Statute of Limitations
The court examined whether the plaintiffs' claims were barred by the statute of limitations, asserting that the relevant time frame was critical for determining the validity of the suit. It noted that under 42 U.S.C. § 3612(a), the statute of limitations for private claims was initially 180 days, which was later extended to two years by the Fair Housing Amendments Act of 1988. The court clarified that the new statute should not be applied retroactively to revive claims that had already been barred under the previous law. It emphasized that only one act of alleged steering occurred within the limitations period, specifically involving a tester couple, the Gomezes. The court concluded that the jury should have been instructed to establish that at least one actionable incident occurred within the statute of limitations to proceed with the claims, which warranted a remand for a new trial.
Assessment of Evidence Against Chaudhary
The court scrutinized the evidence against defendant Indu Chaudhary, finding it insufficient to support a claim of racial steering. It highlighted that the only evidence presented involved a black tester couple who testified that Chaudhary directed them to properties in Bellwood. The court reasoned that steering implies differential treatment based on race, and since only one couple interacted with Chaudhary, there was no comparative evidence indicating he treated customers of different races differently. The court concluded that if Chaudhary showed the same level of interest to all clients, regardless of their race, then he could not be found liable for racial steering. Thus, the court determined that the claims against him should have been dismissed due to the lack of substantive evidence supporting intentional discrimination.
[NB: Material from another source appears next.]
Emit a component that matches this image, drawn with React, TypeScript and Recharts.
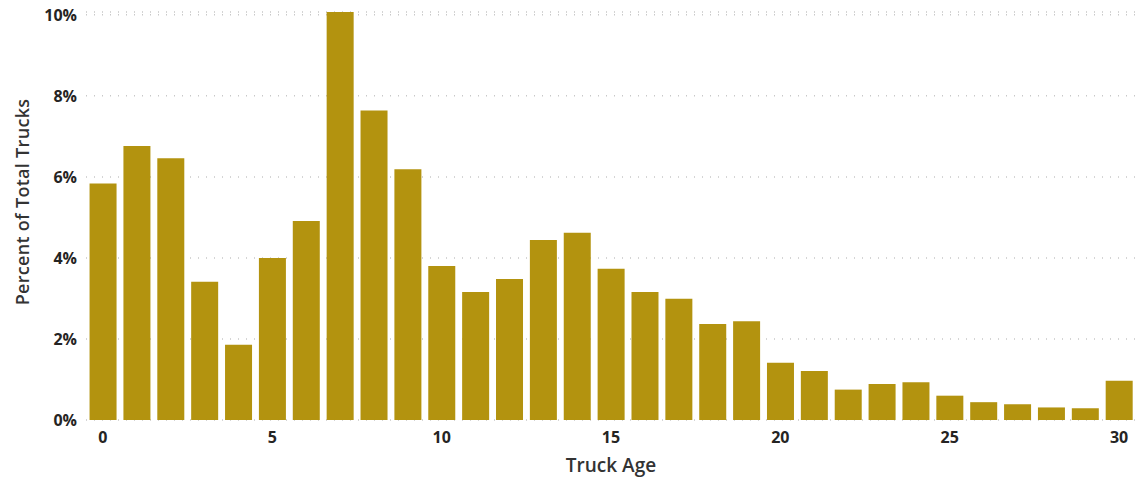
import React from "react";
import { BarChart, Bar, XAxis, YAxis, CartesianGrid } from "recharts";

const ages: number[] = [0,1,2,3,4,5,6,7,8,9,10,11,12,13,14,15,16,17,18,19,20,21,22,23,24,25,26,27,28,29,30];
const percents: number[] = [5.84,6.76,6.46,3.41,1.86,4.0,4.91,10.07,7.64,6.19,3.8,3.16,3.48,4.44,4.62,3.73,3.16,2.99,2.37,2.44,1.41,1.21,0.75,0.89,0.93,0.6,0.44,0.39,0.31,0.29,0.97];
const yTicks: number[] = [0, 2, 4, 6, 8, 10];

const data = ages.map((a, i) => ({ age: a, pct: percents[i] }));

const FONT = "'Open Sans', 'DejaVu Sans', sans-serif";
const BAR_COLOR = "#B3930F";

const YTitle = (props: any) => {
  const vb = props.viewBox || {};
  const cx = 22;
  const cy = vb.y + vb.height / 2 - 14;
  return (
    <text
      x={cx}
      y={cy}
      transform={`rotate(-90, ${cx}, ${cy})`}
      textAnchor="middle"
      dominantBaseline="central"
      fill="#333333"
      fontFamily={FONT}
      fontSize={18}
      fontWeight={600}
      letterSpacing={0.3}
    >
      Percent of Total Trucks
    </text>
  );
};

export default function App() {
  return (
    <div style={{ position: "absolute", left: 0, top: 0, background: "#fff" }}>
      <BarChart
        width={1136}
        height={480}
        data={data}
        margin={{ top: 12, right: 0, bottom: 0, left: 0 }}
        barCategoryGap="10.5%"
      >
        <CartesianGrid
          vertical={false}
          stroke="#C8C8C8"
          strokeDasharray="1 7"
          strokeWidth={1.5}
        />
        <XAxis
          dataKey="age"
          interval={4}
          axisLine={false}
          tickLine={false}
          tickSize={0}
          tickMargin={12}
          height={60}
          tick={{ fill: "#252423", fontFamily: FONT, fontSize: 16, fontWeight: 700 }}
          label={{
            value: "Truck Age",
            position: "insideBottom",
            offset: 8,
            fill: "#333333",
            fontFamily: FONT,
            fontSize: 19,
            fontWeight: 600,
          }}
        />
        <YAxis
          width={86}
          domain={[0, "dataMax"]}
          ticks={yTicks}
          axisLine={false}
          tickLine={false}
          tickSize={0}
          tickMargin={9}
          tickFormatter={(v: number) => `${v}%`}
          tick={{ fill: "#252423", fontFamily: FONT, fontSize: 16, fontWeight: 700 }}
          label={<YTitle />}
        />
        <Bar dataKey="pct" fill={BAR_COLOR} isAnimationActive={false} />
      </BarChart>
    </div>
  );
}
Jury Instructions and Their Impact
The court criticized the jury instructions given at trial, particularly the statement that intent to discriminate did not need to be established to find liability under Title VIII. It stated that the plaintiffs were required to prove that the defendants treated customers differently based on their race and that the instructions failed to properly convey this requirement. The court argued that the flawed instructions could mislead the jury into equating discriminatory effect with liability without addressing the necessity of demonstrating intent. This misalignment raised concerns about the potential for incorrect conclusions being drawn from the evidence. By failing to clarify the distinction between intent and effect, the court suggested that the jury could have been unduly influenced, which warranted a new trial with corrected instructions that would allow for a fairer assessment of the evidence presented.